# Masterbuilt Replacement Racks



## stringjumper (Aug 17, 2016)

I have a Masterbuilt smoker. As best I can read the model number listed on the back, it appears to be hand scribed (and poorly), is HH0401128. The rack dimensions are 14 1/2 x 12 1/2.

After just a couple years of use, the racks are in pitiful shape. They appear to be cheaply made to begin with, and the chrome plated racks are rusted and corroded to the point it is unappealing to eat anything cooked on them. My cleaning method has always been scrub in the sink to remove the big stuff, followed by a round and sometimes two turns in the dishwasher.
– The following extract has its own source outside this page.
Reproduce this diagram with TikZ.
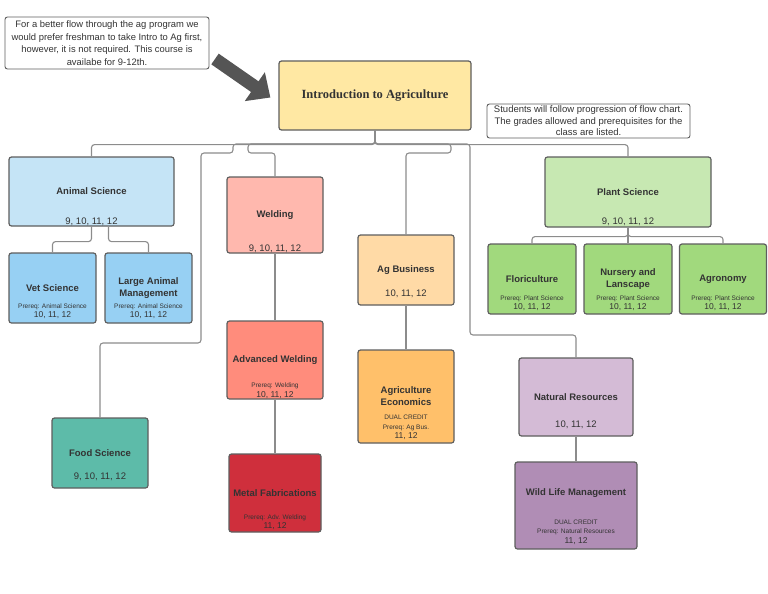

I need to replace them but I want a different construction, stainless maybe? Some type of corrosion resistant plating? I googled and searched without much success other than finding the standard MES replacement racks.

Anyone replace their MES racks with better ones? Again, these are 14 1/2 x 12 1/2. Any suggestions would be appreciated.


----------



## svo84mustang (Nov 13, 2016)

bump

Sorry, I don't have the answer. But would sure like to know if there is an alternative to the rusty ones i have know. One thought I have been playing with is cleaning up and powder coating the rusty ones. Dunno, sure would like to buy if there is an upgrade.


----------



## daricksta (Nov 15, 2016)

Stringjumper said:


> I have a Masterbuilt smoker. As best I can read the model number listed on the back, it appears to be hand scribed (and poorly), is HH0401128. The rack dimensions are 14 1/2 x 12 1/2.
> 
> After just a couple years of use, the racks are in pitiful shape. They appear to be cheaply made to begin with, and the chrome plated racks are rusted and corroded to the point it is unappealing to eat anything cooked on them. My cleaning method has always been scrub in the sink to remove the big stuff, followed by a round and sometimes two turns in the dishwasher.
> 
> ...


I know this is an old thread but I've had my MES 30 Gen 1 for almost 5 years and I'm still using the original 4 racks. No rust problems, not anything wrong except they're not sparkling clean like they were out of the box but, hey, they've got about 5 years of use. I clean them after each use and my MES is stored inside my garage under its cover when not in use.

If you want OEM racks made by another manufacturer, I guess you'll have to look for universal racks that will fit a Masterbuilt among other smokers.


----------